Alongside this latest initiative that would favor renewables like solar and wind as energy sources, the EPA revealed last April another proposal aimed at curbing air pollution and accelerating the nation’s transition to electric vehicles (EVs), as The Dallas Express reported.

It would require that over half of the new vehicles sold in the U.S. be electric by 2030 while imposing new emission standards for light-, medium-, and heavy-duty vehicles manufactured from 2027.

The transportation industry is the foremost generator of greenhouse emissions in the country, followed by the energy industry, according to Politico.

The latest climate rule proposals are part of the Biden administration’s broader strategy to green the U.S. economy. This includes actively promoting electric cars, subsidizing renewable power sources, implementing stricter regulations on household appliances, and requiring greater transparency of corporations’ greenhouse gas emissions.

These efforts have not been met without resistance from both sides of the political spectrum.

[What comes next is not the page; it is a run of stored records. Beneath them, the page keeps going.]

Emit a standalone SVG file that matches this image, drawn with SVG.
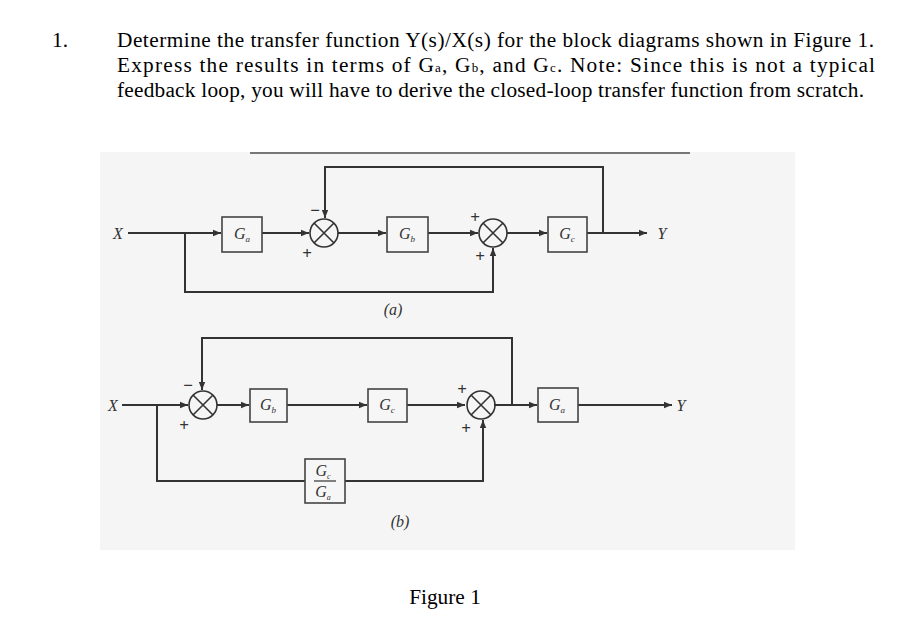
<svg xmlns="http://www.w3.org/2000/svg" width="910" height="636" viewBox="0 0 910 636">
<defs>
<marker id="ar" viewBox="0 0 10 10" refX="10" refY="5" markerWidth="8" markerHeight="8" orient="auto" markerUnits="userSpaceOnUse"><path d="M0,1 L10,5 L0,9 z" fill="#333"/></marker>
<style>
.t{font-family:"Liberation Serif",serif;font-size:21.3px;fill:#000}
.l{fill:none;stroke:#333;stroke-width:2}
.b{fill:#f6f6f6;stroke:#444;stroke-width:1.6}
.s{fill:none;stroke:#333;stroke-width:1.6}
.g{font-family:"Liberation Serif",serif;font-style:italic;font-size:16px;fill:#333;text-anchor:middle}
.p{font-family:"Liberation Serif",serif;font-size:17px;font-weight:bold;fill:#333;text-anchor:middle}
</style>
</defs>
<rect width="910" height="636" fill="#fff"/>
<text class="t" x="52" y="47">1.</text>
<text class="t" x="117" y="47" textLength="757" lengthAdjust="spacing">Determine the transfer function Y(s)/X(s) for the block diagrams shown in Figure 1.</text>
<text class="t" x="117" y="72" textLength="758" lengthAdjust="spacing">Express the results in terms of G<tspan font-size="13">a</tspan>, G<tspan font-size="13">b</tspan>, and G<tspan font-size="13">c</tspan>.  Note:  Since this is not a typical</text>
<text class="t" x="117" y="97" textLength="747" lengthAdjust="spacing">feedback loop, you will have to derive the closed-loop transfer function from scratch.</text>
<rect x="100" y="152" width="695" height="398" fill="#f5f5f5"/>
<line x1="250" y1="153" x2="690" y2="153" stroke="#777" stroke-width="2"/>
<g id="connectors">
<path class="l" d="M128,233 H221" marker-end="url(#ar)"/>
<path class="l" d="M185,233 V292 H493 V248" marker-end="url(#ar)"/>
<path class="l" d="M262,233 H309" marker-end="url(#ar)"/>
<path class="l" d="M338,233 H386" marker-end="url(#ar)"/>
<path class="l" d="M428,233 H478" marker-end="url(#ar)"/>
<path class="l" d="M507,233 H547" marker-end="url(#ar)"/>
<path class="l" d="M587,233 H647" marker-end="url(#ar)"/>
<path class="l" d="M603,233 V167 H325 V218" marker-end="url(#ar)"/>
<path class="l" d="M122,405 H188" marker-end="url(#ar)"/>
<path class="l" d="M157,405 V481 H305"/>
<path class="l" d="M345,481 H483 V420" marker-end="url(#ar)"/>
<path class="l" d="M217,405 H249" marker-end="url(#ar)"/>
<path class="l" d="M287,405 H367" marker-end="url(#ar)"/>
<path class="l" d="M407,405 H465" marker-end="url(#ar)"/>
<path class="l" d="M494,405 H537" marker-end="url(#ar)"/>
<path class="l" d="M578,405 H672" marker-end="url(#ar)"/>
<path class="l" d="M512,405 V338 H202 V390" marker-end="url(#ar)"/>
</g>
<g id="a-labels"><text class="g" x="118" y="239">X</text><text class="g" x="662" y="239">Y</text><text class="g" x="393" y="315" font-size="14">(a)</text></g>
<g id="a-Ga"><rect class="b" x="222" y="217" width="40" height="35"/><text class="g" x="242" y="239">G<tspan font-size="9" dy="3">a</tspan></text></g>
<g id="a-sum1"><circle class="s" cx="324" cy="233" r="14" fill="#f6f6f6"/><path class="s" d="M314,223 L334,243 M334,223 L314,243"/><text class="p" x="315" y="216">−</text><text class="p" x="307" y="259">+</text></g>
<g id="a-Gb"><rect class="b" x="387" y="217" width="41" height="35"/><text class="g" x="407" y="239">G<tspan font-size="9" dy="3">b</tspan></text></g>
<g id="a-sum2"><circle class="s" cx="493" cy="233" r="14" fill="#f6f6f6"/><path class="s" d="M483,223 L503,243 M503,223 L483,243"/><text class="p" x="475" y="223">+</text><text class="p" x="480" y="262">+</text></g>
<g id="a-Gc"><rect class="b" x="548" y="217" width="39" height="35"/><text class="g" x="567" y="239">G<tspan font-size="9" dy="3">c</tspan></text></g>
<g id="b-labels"><text class="g" x="113" y="411">X</text><text class="g" x="681" y="411">Y</text><text class="g" x="400" y="527" font-size="14">(b)</text></g>
<g id="b-sum1"><circle class="s" cx="203" cy="405" r="14" fill="#f6f6f6"/><path class="s" d="M193,395 L213,415 M213,395 L193,415"/><text class="p" x="188" y="391">−</text><text class="p" x="184" y="431">+</text></g>
<g id="b-Gb"><rect class="b" x="250" y="389" width="37" height="33"/><text class="g" x="268" y="410">G<tspan font-size="9" dy="3">b</tspan></text></g>
<g id="b-Gc"><rect class="b" x="368" y="389" width="39" height="33"/><text class="g" x="387" y="410">G<tspan font-size="9" dy="3">c</tspan></text></g>
<g id="b-sum2"><circle class="s" cx="481" cy="405" r="14" fill="#f6f6f6"/><path class="s" d="M471,395 L491,415 M491,395 L471,415"/><text class="p" x="462" y="395">+</text><text class="p" x="466" y="434">+</text></g>
<g id="b-Ga"><rect class="b" x="538" y="388" width="40" height="34"/><text class="g" x="557" y="410">G<tspan font-size="9" dy="3">a</tspan></text></g>
<g id="b-GcGa"><rect class="b" x="305" y="459" width="40" height="44"/><text class="g" x="323" y="476" font-size="13">G<tspan font-size="8" dy="3">c</tspan></text><line x1="314" y1="481" x2="336" y2="481" stroke="#333" stroke-width="1.2"/><text class="g" x="323" y="497" font-size="13">G<tspan font-size="8" dy="3">a</tspan></text></g>
<text class="t" x="445" y="604" text-anchor="middle">Figure 1</text>
</svg>
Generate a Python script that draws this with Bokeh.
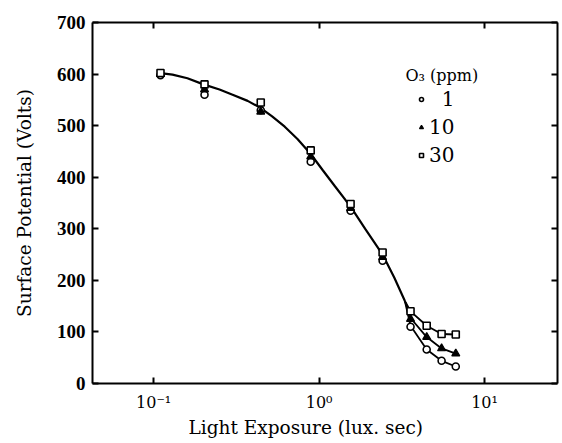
from bokeh.plotting import figure
from bokeh.models import (LinearAxis, LogAxis, FixedTicker, CustomJSTickFormatter,
                          Range1d, Legend, LegendItem, Label, Title)
from bokeh.embed import file_html
from bokeh.resources import INLINE

# Measured exposures (lux.sec) and surface potentials (V) for three ozone levels
exposure = [0.11, 0.203, 0.444, 0.89, 1.55, 2.42, 3.57, 4.47, 5.5, 6.7]
v_1ppm = [598, 560, 530, 430, 335, 238, 110, 66, 44, 33]
v_10ppm = [600, 570, 527, 440, 340, 245, 125, 90, 68, 58]
v_30ppm = [602, 580, 545, 452, 348, 254, 140, 112, 96, 95]

# Common decay curve, and the three tails where the ozone levels separate
curve_x = [0.11, 0.13, 0.16, 0.2, 0.25, 0.3, 0.37, 0.44, 0.52, 0.62, 0.74,
           0.89, 1.05, 1.25, 1.55, 1.9, 2.42, 2.85, 3.3]
curve_y = [602, 599, 592, 580, 570, 560, 548, 535, 518, 498, 474,
           445, 414, 382, 343, 300, 250, 205, 160]
tail_x = [3.3, 3.57, 4.47, 5.5, 6.7]
tail_1ppm = [160, 112, 66, 44, 33]
tail_10ppm = [160, 127, 90, 68, 58]
tail_30ppm = [160, 140, 112, 96, 95]

y_ticks = [0, 100, 200, 300, 400, 500, 600, 700]
x_ticks = [0.1, 1, 10]
legend_title = "O\u2083 (ppm)"
legend_labels = ["\u20071", "10", "30"]
x_title = "Light Exposure (lux. sec)"
y_title = "Surface Potential (Volts)"

FONT = "DejaVu Serif"
NUM_FONT = "Liberation Serif"

p = figure(width=562, height=443, x_axis_type="log",
           x_range=Range1d(0.0427, 27.6), y_range=Range1d(0, 700),
           output_backend="svg", toolbar_location=None,
           min_border_left=92, min_border_right=5, min_border_top=22,
           min_border_bottom=60, x_axis_location=None, y_axis_location=None)
p.grid.visible = False
p.outline_line_color = None
p.background_fill_color = "white"
p.border_fill_color = "white"

sup = CustomJSTickFormatter(code="""
const m = {'-1':'10\u207b\u00b9','0':'10\u2070','1':'10\u00b9'};
return m[String(Math.round(Math.log10(tick)))];
""")

def style(ax, labels=True):
    ax.axis_line_width = 2
    ax.axis_line_color = "black"
    ax.major_tick_in = 6
    ax.major_tick_out = 0
    ax.major_tick_line_width = 2
    ax.major_tick_line_color = "black"
    ax.minor_tick_line_color = None
    ax.major_label_text_color = "black"
    ax.axis_label_text_color = "black"
    if not labels:
        ax.major_label_text_font_size = "0px"
        ax.major_label_text_color = None

bottom = LogAxis(ticker=FixedTicker(ticks=x_ticks), formatter=sup)
style(bottom)
bottom.major_label_text_font = FONT
bottom.major_label_text_font_size = "16px"
bottom.major_label_standoff = 9
p.add_layout(bottom, "below")

# X-axis title, set slightly left of the frame centre
p.add_layout(Title(text=x_title, align="left", offset=96,
                   text_font=FONT, text_font_size="18.5px",
                   text_font_style="normal", text_color="black",
                   standoff=0), "below")

top = LogAxis(ticker=FixedTicker(ticks=x_ticks))
style(top, labels=False)
p.add_layout(top, "above")

left = LinearAxis(ticker=FixedTicker(ticks=y_ticks), axis_label=y_title)
style(left)
left.major_label_text_font = NUM_FONT
left.major_label_text_font_size = "19px"
left.major_label_text_font_style = "bold"
left.major_label_standoff = 7
left.axis_label_text_font = FONT
left.axis_label_text_font_size = "18.5px"
left.axis_label_text_font_style = "normal"
left.axis_label_standoff = 19
p.add_layout(left, "left")

right = LinearAxis(ticker=FixedTicker(ticks=y_ticks))
style(right, labels=False)
p.add_layout(right, "right")

# Curves
p.line(curve_x, curve_y, line_color="black", line_width=2.2)
for ty in (tail_1ppm, tail_10ppm, tail_30ppm):
    p.line(tail_x, ty, line_color="black", line_width=1.8)

# Data points
r1 = p.scatter(exposure, v_1ppm, marker="circle", size=7, line_color="black",
               line_width=1.6, fill_color="white")
r10 = p.scatter(exposure, v_10ppm, marker="triangle", size=8, line_color="black",
                line_width=1.2, fill_color="black")
r30 = p.scatter(exposure, v_30ppm, marker="square", size=7, line_color="black",
                line_width=1.6, fill_color="white")

legend = Legend(items=[LegendItem(label=legend_labels[0], renderers=[r1]),
                       LegendItem(label=legend_labels[1], renderers=[r10]),
                       LegendItem(label=legend_labels[2], renderers=[r30])],
                location=(324, 216))
legend.label_text_font = FONT
legend.label_text_font_size = "20px"
legend.label_text_color = "black"
legend.label_height = 22
legend.glyph_width = 10
legend.glyph_height = 12
legend.spacing = 4
legend.label_standoff = 3
legend.border_line_color = None
legend.background_fill_alpha = 0
legend.padding = 0
legend.margin = 0
p.add_layout(legend, "center")

p.add_layout(Label(x=313, y=308, x_units="screen", y_units="screen",
                   text=legend_title, text_font=FONT, text_font_size="16px",
                   text_color="black", text_align="left",
                   text_baseline="middle"))

open("out.html", "w").write(file_html(p, INLINE))
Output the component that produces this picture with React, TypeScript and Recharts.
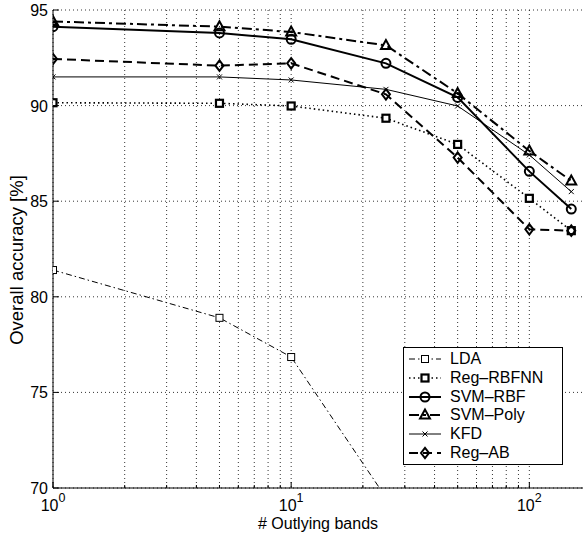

Senator Joe Manchin (D-WV) has already announced that he plans to refuse every proffered EPA nominee until the agency agrees to “halt their government overreach,” according to E&E News. He further referred to the agency officials as “hellbent on doing everything in their power to regulate coal and gas-fueled power plants out of existence, no matter the cost to energy security and reliability.”

Manchin is chair of the Senate Energy and Natural Resources Committee, where he often defends coal — the lifeblood of his state’s economy.

The top Republican on that same committee, Senator John Barrasso (R-WY), has also pushed back against Biden’s climate policy.

“There’s a potential catastrophe coming because Biden’s administration is retiring current sources of energy much, much faster than you can get the new sources — the renewable energy they want — online,” Barrasso suggested, according to Politico.

Industry stakeholders have also criticized the moves, with Rich Nolan, president and CEO of the National Mining Association, calling it “an onslaught” that is “designed to shut down the coal fleet prematurely,” according to PBS.

While the new climate rule will eventually have to face judicial review, the EPA’s Regan is confident that it will pass.

“[The climate rule] has limits and guidelines that follow EPA’s traditional approach under the Clean Air Act to cut and control pollution from stationary sources,” Regan said, according to Politico. “So we feel really good that we are well within those bounds.”